I have an incredible, funny, loving, sweet boyfriend.  He is my rock, and keeps me sane throughout all of this craziness of life, grad school, working on campus, and finding a balance among them and still keeping a sense of humor that is beyond amazing.  His genuine sense of caring and being is humbling and refreshing.  There's no way I could do this without him.  Vic, I adore you and you make me the happiest girl in the world.  Thank you for being there for me through all of this.  You are the best.
In DC with one of my favorite people...
No, not you, Mr. Lincoln.

My family...where do I even start?  They're crazy in large groups, hilarious, and the best family in the world.  I'm one of fifteen grandkids on my mom's side of the family alone.  She's one of 8 kids, and I think my grandfather is one of 8 or 9.  Needless to say, it's a huge group at the annual Christmas party.  Sure, it's overwhelming at times, but I know that there is no way I would be the person I am today without them.

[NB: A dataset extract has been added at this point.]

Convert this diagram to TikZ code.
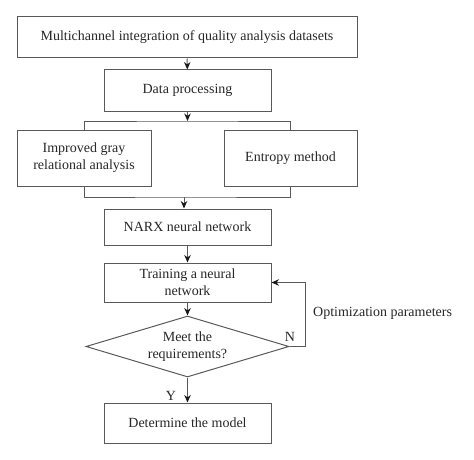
\documentclass[tikz,border=0pt]{standalone}
\usepackage{fontspec}
\setmainfont{Liberation Serif}
\usetikzlibrary{arrows.meta,shapes.geometric}

\tikzset{
    stepbox/.style={draw=black!65, line width=1pt, text=black!85, align=center, inner sep=0pt},
    link/.style={draw=black!65, line width=1pt},
    arr/.style={link, -{Stealth[length=7.5pt,width=6.5pt,black!90]}},
    lbl/.style={text=black!85, inner sep=1pt}
}

\begin{document}
\begin{tikzpicture}[x=1pt, y=-1pt, font=\fontsize{14}{17}\selectfont]
    \useasboundingbox (0,0) rectangle (474,460);

    \node[stepbox, minimum width=340pt, minimum height=41pt] (integ) at (187, 37.5) {Multichannel integration of quality analysis datasets};
    \node[stepbox, minimum width=167pt, minimum height=41pt] (proc) at (187.5, 90.5) {Data processing};

    \node[stepbox, minimum width=134pt, minimum height=56pt] (gray) at (84, 158) {Improved gray\\relational analysis};
    \node[stepbox, minimum width=133pt, minimum height=56pt] (entropy) at (290.5, 158) {Entropy method};

    \node[stepbox, minimum width=167pt, minimum height=36pt] (narx) at (187.5, 227) {NARX neural network};
    \node[stepbox, minimum width=167pt, minimum height=39pt] (train) at (187.5, 282.5) {Training a neural\\network};

    \node[stepbox, diamond, aspect=3.3, minimum width=203pt, minimum height=61pt] (meet) at (187.5, 346.5) {Meet the\\requirements?};
    \node[stepbox, minimum width=167pt, minimum height=40pt] (model) at (187.5, 423) {Determine the model};

    % split and merge points
    \coordinate (split) at (187.5, 121);
    \coordinate (merge) at (184, 197);
    \coordinate (loop) at (305, 346.5);

    \draw[arr] (integ) -- (proc);
    \draw[arr] (proc) -- (split);
    \draw[link] (gray.north) |- (split) -| (entropy.north);

    \draw[link] (gray.south) |- (merge) -| (entropy.south);
    \draw[arr] (merge) -- (merge |- narx.north);

    \draw[arr] (narx) -- (train);
    \draw[arr] (train) -- (meet);
    \draw[arr] (meet) -- (model);

    \draw[arr] (meet.east) -- (loop) |- (train.east);

    \node[lbl] (no) at (290, 337) {N};
    \node[lbl] (yes) at (171, 396) {Y};
    \node[lbl, anchor=west] (opt) at (312, 313) {Optimization parameters};

\end{tikzpicture}
\end{document}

From my aunts, uncles, and cousins in California to Virginia to Pennsylvania and even a second cousin in Switzerland, I know I can pick up the phone and call or text them, and they'll be happy to chat or just say hi.  The art of communication is sometimes called lost with the generation of iPad, iPhone, iThis, and iThat, but sometimes, simple communication with a phone call is what you really need and having that is amazing.  (And, admittedly, getting mail at school is awesome.  Anybody want to be pen pals?  Seriously.)

So I guess what I'm saying is that although friendships sometimes get severed and might be irreplaceable, knowing that you do have those connections with those few close friends (because that's all the introvert in me can stand some most of the time) means more than anything else.  Making new connections can often be difficult for me, but having those close friends is a step in the right direction.  It gives me hope to see those friendships being strengthened.